As we learn, Doctor Strange's botched spell only brought in characters who knew that Peter Parker and Spider-Man were the same person. So, what's the deal? According to No Way Home co-writer Chris McKenna, it all comes down to what Venom says about his species' "hive knowledge across universes" that could fry Eddie's tiny human brain. “The idea is that the Symbiote has knowledge of other universes," McKenna explained to Variety. "Buried in his brain is some knowledge of that connection."

While Carnage seemed to carry the promise of a Hardy-Holland showdown in No Way Home, that didn't end up being the case, though it was "definitely discussed," McKenna and his co-writer Erik Sommers confirmed.
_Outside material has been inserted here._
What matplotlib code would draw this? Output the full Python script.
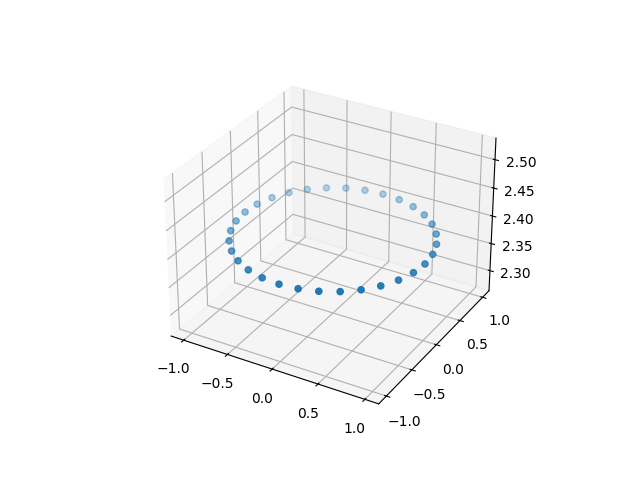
import matplotlib
matplotlib.use("Agg")
import matplotlib.pyplot as plt

x = [1.0, 0.981, 0.924, 0.831, 0.707, 0.556, 0.383, 0.195, 0.0, -0.195, -0.383, -0.556, -0.707, -0.831, -0.924, -0.981,
     -1.0, -0.981, -0.924, -0.831, -0.707, -0.556, -0.383, -0.195, 0.0, 0.195, 0.383, 0.556, 0.707, 0.831, 0.924, 0.981]
y = [0.0, 0.195, 0.383, 0.556, 0.707, 0.831, 0.924, 0.981, 1.0, 0.981, 0.924, 0.831, 0.707, 0.556, 0.383, 0.195,
     0.0, -0.195, -0.383, -0.556, -0.707, -0.831, -0.924, -0.981, -1.0, -0.981, -0.924, -0.831, -0.707, -0.556, -0.383, -0.195]
z = [2.4] * 32

fig = plt.figure(figsize=(6.4, 4.8), dpi=100)
ax = fig.add_subplot(projection='3d')
ax.scatter(x, y, z)
fig.savefig("out.png")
In another mid-credits sequence (which was apparently directed by Jon Watts), we see that Eddie and his alien parasite have been at a Mexican resort this entire time, knocking back alcoholic beverages on the beach as they try to wrap their head around a world fully populated with super-powered individuals. Just as Mr. Brock makes the decision to go to New York and speak with Spider-Man, he's transported back to his home dimension, leaving a bit of Symbiote goop behind. The message couldn't have been clearer: Hardy's version will continue to remain separate while the MCU gets its own iteration of Venom.

Sadly, the MCU's Peter Parker never got to face off with San Francisco's man-eating Lethal Protector, who was reportedly just one of several multiversal characters who didn't end up making the cut. “We went down different roads with different characters that just didn’t fit,” McKenna added. “We can’t get into the details of that because it might be the kind of thing where they’ll find a way to explore those ideas. So I’d hate to spoil anything, because I think we had a lot of fun.”

The idea of not wanting the story to get mired in callback-after-callback was very important to the screenwriting duo. They weren't trying to make Spider-Man Fan Service: The Movie, which required a lot of restraint in reigning in the fanboy desire to bring back every single Spidey villain and ally ever put to the silver screen.

“The most important thing is this wasn’t just going to be a bunch of fan service. It wasn’t going to be just curtain calls for everybody,” McKenna finished. “We had to figure out a way that this [movie] told the story of this Peter Parker right now, organically coming off of where we left the last movie. That was always our north star. Yeah, it’s a big fun idea. Let’s not forget Peter. You can’t get lost in the mix. It has to be his emotional journey.”

Spider-Man: No Way Home is now playing in theaters everywhere.